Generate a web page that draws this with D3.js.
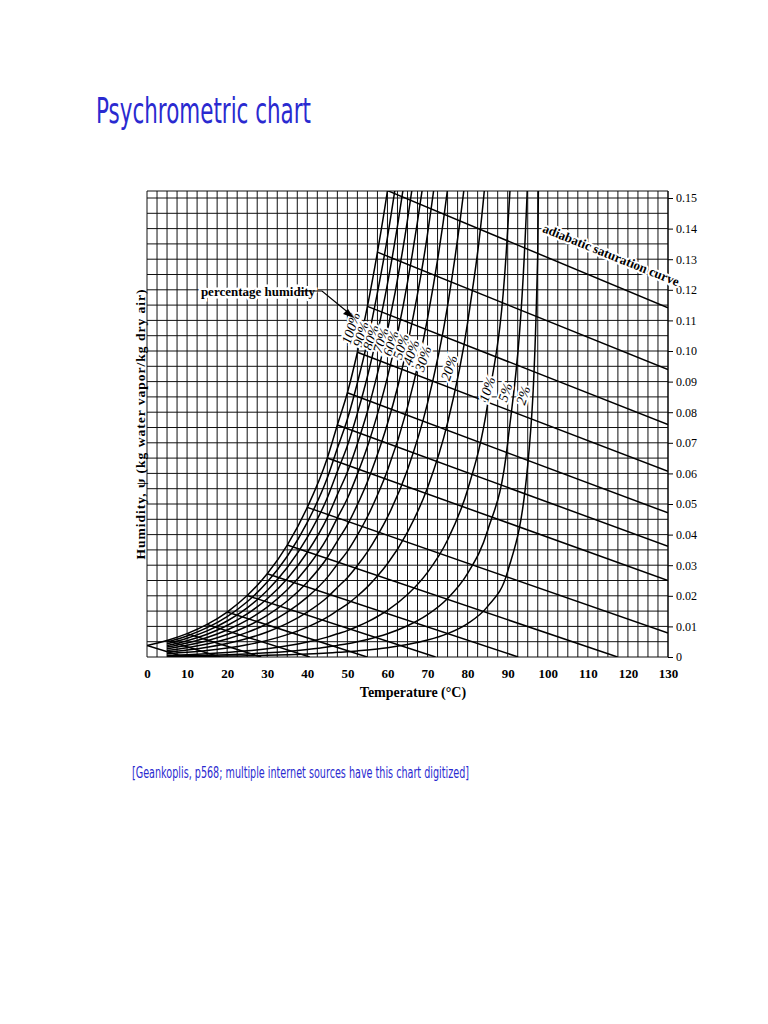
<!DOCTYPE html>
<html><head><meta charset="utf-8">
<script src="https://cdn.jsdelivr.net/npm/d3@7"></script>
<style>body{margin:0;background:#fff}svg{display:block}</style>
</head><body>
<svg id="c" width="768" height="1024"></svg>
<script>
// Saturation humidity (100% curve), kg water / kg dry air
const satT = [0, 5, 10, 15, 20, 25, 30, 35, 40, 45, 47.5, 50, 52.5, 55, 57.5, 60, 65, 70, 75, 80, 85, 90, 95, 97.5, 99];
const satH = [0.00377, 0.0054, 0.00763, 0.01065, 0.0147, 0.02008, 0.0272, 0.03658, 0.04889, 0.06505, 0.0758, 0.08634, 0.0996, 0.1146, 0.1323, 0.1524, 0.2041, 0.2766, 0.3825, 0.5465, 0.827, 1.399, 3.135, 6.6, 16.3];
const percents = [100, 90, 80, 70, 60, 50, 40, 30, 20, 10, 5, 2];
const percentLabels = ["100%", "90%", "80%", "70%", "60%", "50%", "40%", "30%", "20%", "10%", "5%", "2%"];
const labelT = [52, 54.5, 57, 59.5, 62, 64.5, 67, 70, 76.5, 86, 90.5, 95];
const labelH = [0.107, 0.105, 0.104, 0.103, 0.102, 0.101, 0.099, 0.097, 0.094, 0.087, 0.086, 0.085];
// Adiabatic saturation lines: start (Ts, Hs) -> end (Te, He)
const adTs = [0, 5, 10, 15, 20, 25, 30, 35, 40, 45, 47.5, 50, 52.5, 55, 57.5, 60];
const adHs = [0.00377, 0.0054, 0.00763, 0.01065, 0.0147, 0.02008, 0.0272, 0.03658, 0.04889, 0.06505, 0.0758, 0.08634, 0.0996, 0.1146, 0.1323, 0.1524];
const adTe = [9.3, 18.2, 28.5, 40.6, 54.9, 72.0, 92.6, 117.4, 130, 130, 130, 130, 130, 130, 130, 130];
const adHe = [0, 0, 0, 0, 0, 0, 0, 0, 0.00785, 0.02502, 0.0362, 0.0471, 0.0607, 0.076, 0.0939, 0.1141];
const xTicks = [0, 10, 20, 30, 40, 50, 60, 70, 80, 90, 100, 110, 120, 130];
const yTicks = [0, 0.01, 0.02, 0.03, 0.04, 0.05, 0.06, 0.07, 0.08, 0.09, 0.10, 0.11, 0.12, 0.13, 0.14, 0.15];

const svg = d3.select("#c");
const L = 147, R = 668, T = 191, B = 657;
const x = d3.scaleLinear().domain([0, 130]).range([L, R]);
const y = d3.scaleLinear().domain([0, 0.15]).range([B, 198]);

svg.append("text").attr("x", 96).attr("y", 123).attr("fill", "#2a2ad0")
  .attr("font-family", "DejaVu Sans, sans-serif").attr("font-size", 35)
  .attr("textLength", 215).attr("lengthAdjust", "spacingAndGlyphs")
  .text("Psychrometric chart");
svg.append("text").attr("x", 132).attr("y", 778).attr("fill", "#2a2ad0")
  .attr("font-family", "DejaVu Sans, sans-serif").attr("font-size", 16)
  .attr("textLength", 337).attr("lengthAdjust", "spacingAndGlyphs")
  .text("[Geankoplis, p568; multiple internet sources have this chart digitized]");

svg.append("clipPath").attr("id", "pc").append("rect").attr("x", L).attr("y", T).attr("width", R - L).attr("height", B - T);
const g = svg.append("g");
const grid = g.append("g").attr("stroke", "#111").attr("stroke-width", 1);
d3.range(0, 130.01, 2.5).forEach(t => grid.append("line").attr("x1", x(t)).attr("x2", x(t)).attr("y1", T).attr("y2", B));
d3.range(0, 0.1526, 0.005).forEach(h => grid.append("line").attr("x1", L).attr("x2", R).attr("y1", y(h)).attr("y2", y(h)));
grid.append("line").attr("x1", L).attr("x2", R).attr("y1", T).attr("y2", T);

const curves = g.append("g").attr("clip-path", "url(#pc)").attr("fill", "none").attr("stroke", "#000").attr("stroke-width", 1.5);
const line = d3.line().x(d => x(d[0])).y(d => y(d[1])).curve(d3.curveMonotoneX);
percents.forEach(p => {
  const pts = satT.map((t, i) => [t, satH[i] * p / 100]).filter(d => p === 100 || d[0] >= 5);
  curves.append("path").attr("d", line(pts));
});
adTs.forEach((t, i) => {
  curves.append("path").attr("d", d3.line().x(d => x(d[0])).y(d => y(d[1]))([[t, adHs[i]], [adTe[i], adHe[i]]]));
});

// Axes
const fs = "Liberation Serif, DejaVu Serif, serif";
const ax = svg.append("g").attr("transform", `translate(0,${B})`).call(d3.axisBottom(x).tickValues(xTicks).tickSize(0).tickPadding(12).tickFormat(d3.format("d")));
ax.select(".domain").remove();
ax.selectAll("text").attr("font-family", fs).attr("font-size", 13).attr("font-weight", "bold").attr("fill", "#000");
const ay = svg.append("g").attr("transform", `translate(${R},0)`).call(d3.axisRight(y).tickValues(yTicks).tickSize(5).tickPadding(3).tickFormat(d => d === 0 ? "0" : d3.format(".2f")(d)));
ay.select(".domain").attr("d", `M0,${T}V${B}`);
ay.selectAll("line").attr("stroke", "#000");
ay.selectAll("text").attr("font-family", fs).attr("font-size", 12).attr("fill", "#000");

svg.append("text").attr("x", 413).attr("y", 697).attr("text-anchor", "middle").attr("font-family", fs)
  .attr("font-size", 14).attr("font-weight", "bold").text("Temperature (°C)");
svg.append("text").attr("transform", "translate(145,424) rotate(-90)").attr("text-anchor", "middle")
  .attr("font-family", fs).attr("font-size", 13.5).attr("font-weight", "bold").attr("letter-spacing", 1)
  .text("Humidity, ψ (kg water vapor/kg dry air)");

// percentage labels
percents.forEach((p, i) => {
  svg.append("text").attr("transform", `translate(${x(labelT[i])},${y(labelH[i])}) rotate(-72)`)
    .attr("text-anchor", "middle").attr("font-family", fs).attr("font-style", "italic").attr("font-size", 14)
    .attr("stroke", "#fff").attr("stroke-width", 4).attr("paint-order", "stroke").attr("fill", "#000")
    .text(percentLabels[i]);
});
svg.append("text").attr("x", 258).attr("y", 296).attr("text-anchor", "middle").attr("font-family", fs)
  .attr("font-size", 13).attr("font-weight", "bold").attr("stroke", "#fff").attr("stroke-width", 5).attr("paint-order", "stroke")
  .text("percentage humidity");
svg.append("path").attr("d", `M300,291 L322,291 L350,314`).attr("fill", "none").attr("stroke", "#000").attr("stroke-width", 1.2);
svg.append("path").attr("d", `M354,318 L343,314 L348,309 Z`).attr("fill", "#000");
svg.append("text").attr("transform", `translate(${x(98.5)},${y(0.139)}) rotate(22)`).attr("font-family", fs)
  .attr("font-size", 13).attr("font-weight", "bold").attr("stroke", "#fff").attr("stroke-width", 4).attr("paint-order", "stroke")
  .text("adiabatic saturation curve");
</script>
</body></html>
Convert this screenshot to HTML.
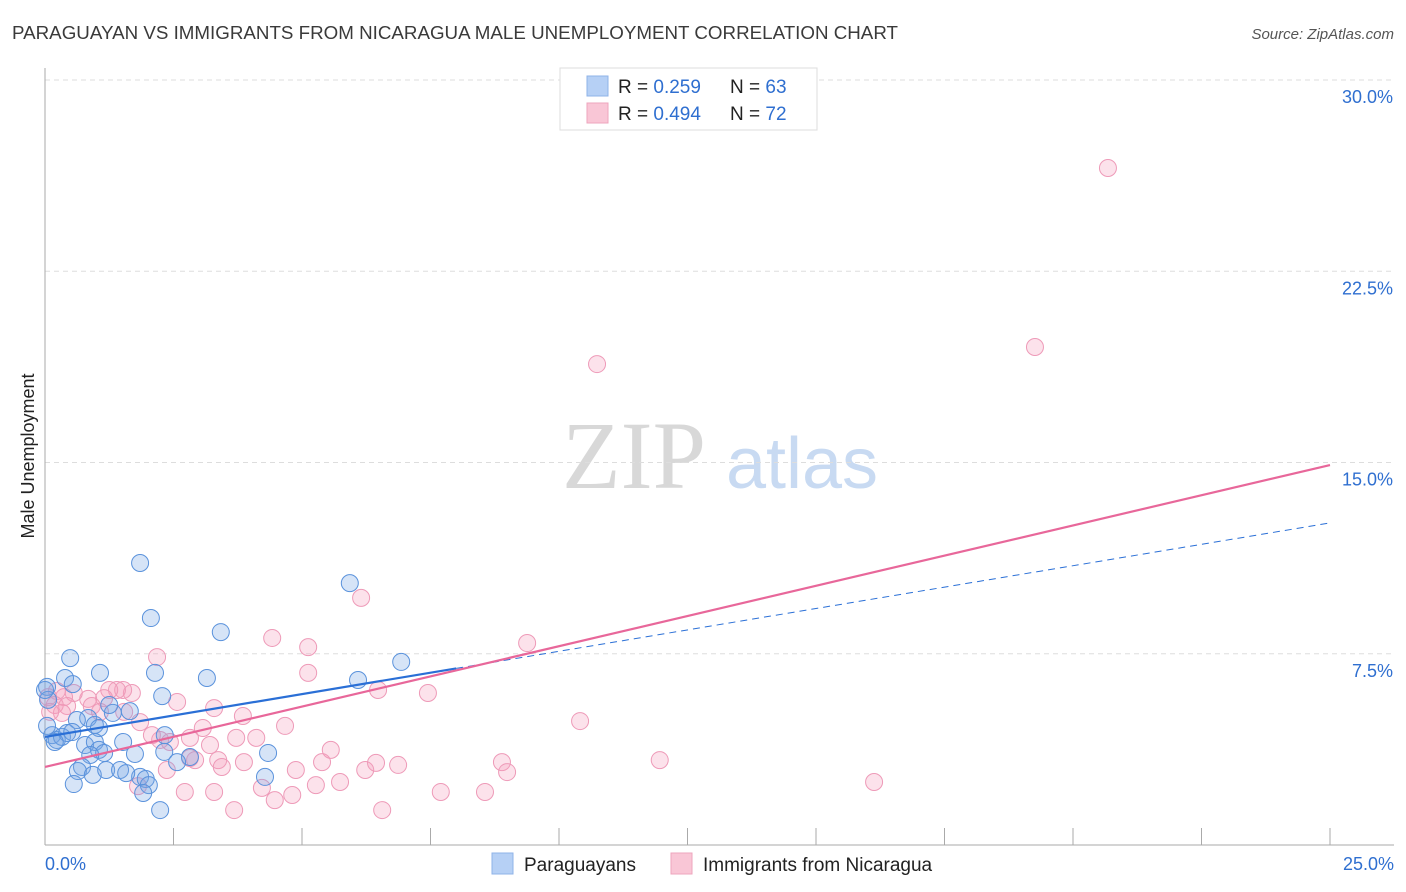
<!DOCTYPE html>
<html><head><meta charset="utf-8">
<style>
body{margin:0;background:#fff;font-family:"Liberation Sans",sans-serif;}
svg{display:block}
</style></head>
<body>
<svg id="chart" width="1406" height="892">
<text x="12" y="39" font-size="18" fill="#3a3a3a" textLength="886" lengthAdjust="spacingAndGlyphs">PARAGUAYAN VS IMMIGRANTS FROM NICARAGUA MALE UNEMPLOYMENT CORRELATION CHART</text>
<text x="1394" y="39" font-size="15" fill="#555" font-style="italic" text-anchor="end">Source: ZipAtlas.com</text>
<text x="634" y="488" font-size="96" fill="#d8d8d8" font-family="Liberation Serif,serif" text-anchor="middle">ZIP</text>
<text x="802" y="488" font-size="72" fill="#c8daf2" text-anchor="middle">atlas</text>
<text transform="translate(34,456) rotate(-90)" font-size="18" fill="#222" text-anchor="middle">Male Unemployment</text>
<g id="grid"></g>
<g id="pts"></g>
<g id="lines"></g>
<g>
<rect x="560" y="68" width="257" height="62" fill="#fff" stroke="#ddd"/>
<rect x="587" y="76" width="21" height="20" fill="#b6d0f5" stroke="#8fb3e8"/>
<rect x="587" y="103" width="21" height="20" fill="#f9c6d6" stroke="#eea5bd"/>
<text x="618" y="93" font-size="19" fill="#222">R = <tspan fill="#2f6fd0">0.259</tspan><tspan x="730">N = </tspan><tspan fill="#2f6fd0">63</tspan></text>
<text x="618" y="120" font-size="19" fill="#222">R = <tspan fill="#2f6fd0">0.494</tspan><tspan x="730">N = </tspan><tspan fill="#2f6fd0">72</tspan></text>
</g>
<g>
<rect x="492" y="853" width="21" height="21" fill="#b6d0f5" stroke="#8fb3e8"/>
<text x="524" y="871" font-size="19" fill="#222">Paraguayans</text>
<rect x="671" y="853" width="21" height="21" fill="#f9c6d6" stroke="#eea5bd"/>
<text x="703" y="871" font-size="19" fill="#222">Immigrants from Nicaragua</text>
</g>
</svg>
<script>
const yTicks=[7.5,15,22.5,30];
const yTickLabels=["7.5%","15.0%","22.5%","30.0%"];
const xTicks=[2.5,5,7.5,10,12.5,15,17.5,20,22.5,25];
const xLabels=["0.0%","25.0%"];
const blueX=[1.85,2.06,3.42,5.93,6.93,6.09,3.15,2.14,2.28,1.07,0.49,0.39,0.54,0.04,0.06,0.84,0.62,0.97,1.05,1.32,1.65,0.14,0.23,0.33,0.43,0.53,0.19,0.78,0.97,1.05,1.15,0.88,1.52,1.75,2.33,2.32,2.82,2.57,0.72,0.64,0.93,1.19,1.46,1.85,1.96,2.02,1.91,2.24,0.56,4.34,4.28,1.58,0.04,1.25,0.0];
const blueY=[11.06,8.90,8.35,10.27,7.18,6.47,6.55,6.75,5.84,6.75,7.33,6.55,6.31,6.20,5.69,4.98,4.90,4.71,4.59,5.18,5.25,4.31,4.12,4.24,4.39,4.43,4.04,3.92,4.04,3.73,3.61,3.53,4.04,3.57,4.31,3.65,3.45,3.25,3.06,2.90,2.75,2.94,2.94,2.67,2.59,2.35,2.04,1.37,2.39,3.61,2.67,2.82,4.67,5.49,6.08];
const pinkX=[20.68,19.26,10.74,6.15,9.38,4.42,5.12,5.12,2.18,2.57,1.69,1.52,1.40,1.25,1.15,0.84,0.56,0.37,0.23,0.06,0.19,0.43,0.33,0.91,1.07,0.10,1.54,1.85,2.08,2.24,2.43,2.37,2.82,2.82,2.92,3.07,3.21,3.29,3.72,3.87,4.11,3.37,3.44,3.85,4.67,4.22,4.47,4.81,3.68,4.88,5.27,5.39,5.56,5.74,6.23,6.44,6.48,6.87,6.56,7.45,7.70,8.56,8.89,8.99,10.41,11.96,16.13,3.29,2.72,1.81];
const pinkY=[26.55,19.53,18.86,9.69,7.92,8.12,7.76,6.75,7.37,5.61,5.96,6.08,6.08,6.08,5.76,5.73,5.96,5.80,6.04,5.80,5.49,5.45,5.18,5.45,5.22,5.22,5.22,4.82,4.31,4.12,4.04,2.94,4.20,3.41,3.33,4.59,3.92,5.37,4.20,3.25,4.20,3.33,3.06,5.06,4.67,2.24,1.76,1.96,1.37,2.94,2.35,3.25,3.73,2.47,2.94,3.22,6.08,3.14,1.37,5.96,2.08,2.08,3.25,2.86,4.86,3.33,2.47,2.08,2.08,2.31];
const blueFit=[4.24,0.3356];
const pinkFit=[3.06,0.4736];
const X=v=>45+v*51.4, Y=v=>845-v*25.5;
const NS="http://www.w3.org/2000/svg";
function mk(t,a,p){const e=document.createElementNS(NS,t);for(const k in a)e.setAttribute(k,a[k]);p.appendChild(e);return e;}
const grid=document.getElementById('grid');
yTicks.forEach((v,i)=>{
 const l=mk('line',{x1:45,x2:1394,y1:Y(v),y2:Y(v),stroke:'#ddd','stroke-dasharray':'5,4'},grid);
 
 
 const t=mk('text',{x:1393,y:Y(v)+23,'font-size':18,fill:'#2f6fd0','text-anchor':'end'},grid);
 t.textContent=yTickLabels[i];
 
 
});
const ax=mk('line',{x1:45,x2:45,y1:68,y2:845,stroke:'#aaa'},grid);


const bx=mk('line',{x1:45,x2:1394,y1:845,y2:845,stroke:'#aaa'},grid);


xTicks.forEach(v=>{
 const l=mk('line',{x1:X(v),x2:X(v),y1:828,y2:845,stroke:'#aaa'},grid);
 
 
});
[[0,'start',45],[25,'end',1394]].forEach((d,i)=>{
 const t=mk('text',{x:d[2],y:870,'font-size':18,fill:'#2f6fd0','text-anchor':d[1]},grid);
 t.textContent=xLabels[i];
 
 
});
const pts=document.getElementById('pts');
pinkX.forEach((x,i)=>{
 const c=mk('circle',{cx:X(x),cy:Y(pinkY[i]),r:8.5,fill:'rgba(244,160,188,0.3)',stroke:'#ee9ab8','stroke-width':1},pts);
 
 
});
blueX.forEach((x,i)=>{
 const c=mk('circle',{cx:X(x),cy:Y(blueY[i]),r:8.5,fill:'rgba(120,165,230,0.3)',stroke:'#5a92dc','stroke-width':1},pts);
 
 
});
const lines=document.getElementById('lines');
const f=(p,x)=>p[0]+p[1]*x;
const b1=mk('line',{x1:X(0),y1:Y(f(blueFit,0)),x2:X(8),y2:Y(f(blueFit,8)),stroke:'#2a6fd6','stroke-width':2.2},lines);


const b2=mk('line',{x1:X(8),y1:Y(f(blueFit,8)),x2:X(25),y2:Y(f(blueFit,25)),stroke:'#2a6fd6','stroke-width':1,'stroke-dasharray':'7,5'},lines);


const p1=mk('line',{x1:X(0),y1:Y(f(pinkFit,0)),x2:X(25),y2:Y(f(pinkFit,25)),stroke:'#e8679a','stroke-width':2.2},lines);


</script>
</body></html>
★ ★ ★ ★ ★ ★ ★
Nothing but the lines from the start of the records above through the line with "0.13, 0.14, 0.15];" should be retyped, each exactly as written; leave out all pictures.

- _OUTPUT BELOW_:
Generate a web page that draws this with D3.js.
<!DOCTYPE html>
<html><head><meta charset="utf-8">
<script src="https://cdn.jsdelivr.net/npm/d3@7"></script>
<style>body{margin:0;background:#fff}svg{display:block}</style>
</head><body>
<svg id="c" width="768" height="1024"></svg>
<script>
// Saturation humidity (100% curve), kg water / kg dry air
const satT = [0, 5, 10, 15, 20, 25, 30, 35, 40, 45, 47.5, 50, 52.5, 55, 57.5, 60, 65, 70, 75, 80, 85, 90, 95, 97.5, 99];
const satH = [0.00377, 0.0054, 0.00763, 0.01065, 0.0147, 0.02008, 0.0272, 0.03658, 0.04889, 0.06505, 0.0758, 0.08634, 0.0996, 0.1146, 0.1323, 0.1524, 0.2041, 0.2766, 0.3825, 0.5465, 0.827, 1.399, 3.135, 6.6, 16.3];
const percents = [100, 90, 80, 70, 60, 50, 40, 30, 20, 10, 5, 2];
const percentLabels = ["100%", "90%", "80%", "70%", "60%", "50%", "40%", "30%", "20%", "10%", "5%", "2%"];
const labelT = [52, 54.5, 57, 59.5, 62, 64.5, 67, 70, 76.5, 86, 90.5, 95];
const labelH = [0.107, 0.105, 0.104, 0.103, 0.102, 0.101, 0.099, 0.097, 0.094, 0.087, 0.086, 0.085];
// Adiabatic saturation lines: start (Ts, Hs) -> end (Te, He)
const adTs = [0, 5, 10, 15, 20, 25, 30, 35, 40, 45, 47.5, 50, 52.5, 55, 57.5, 60];
const adHs = [0.00377, 0.0054, 0.00763, 0.01065, 0.0147, 0.02008, 0.0272, 0.03658, 0.04889, 0.06505, 0.0758, 0.08634, 0.0996, 0.1146, 0.1323, 0.1524];
const adTe = [9.3, 18.2, 28.5, 40.6, 54.9, 72.0, 92.6, 117.4, 130, 130, 130, 130, 130, 130, 130, 130];
const adHe = [0, 0, 0, 0, 0, 0, 0, 0, 0.00785, 0.02502, 0.0362, 0.0471, 0.0607, 0.076, 0.0939, 0.1141];
const xTicks = [0, 10, 20, 30, 40, 50, 60, 70, 80, 90, 100, 110, 120, 130];
const yTicks = [0, 0.01, 0.02, 0.03, 0.04, 0.05, 0.06, 0.07, 0.08, 0.09, 0.10, 0.11, 0.12, 0.13, 0.14, 0.15];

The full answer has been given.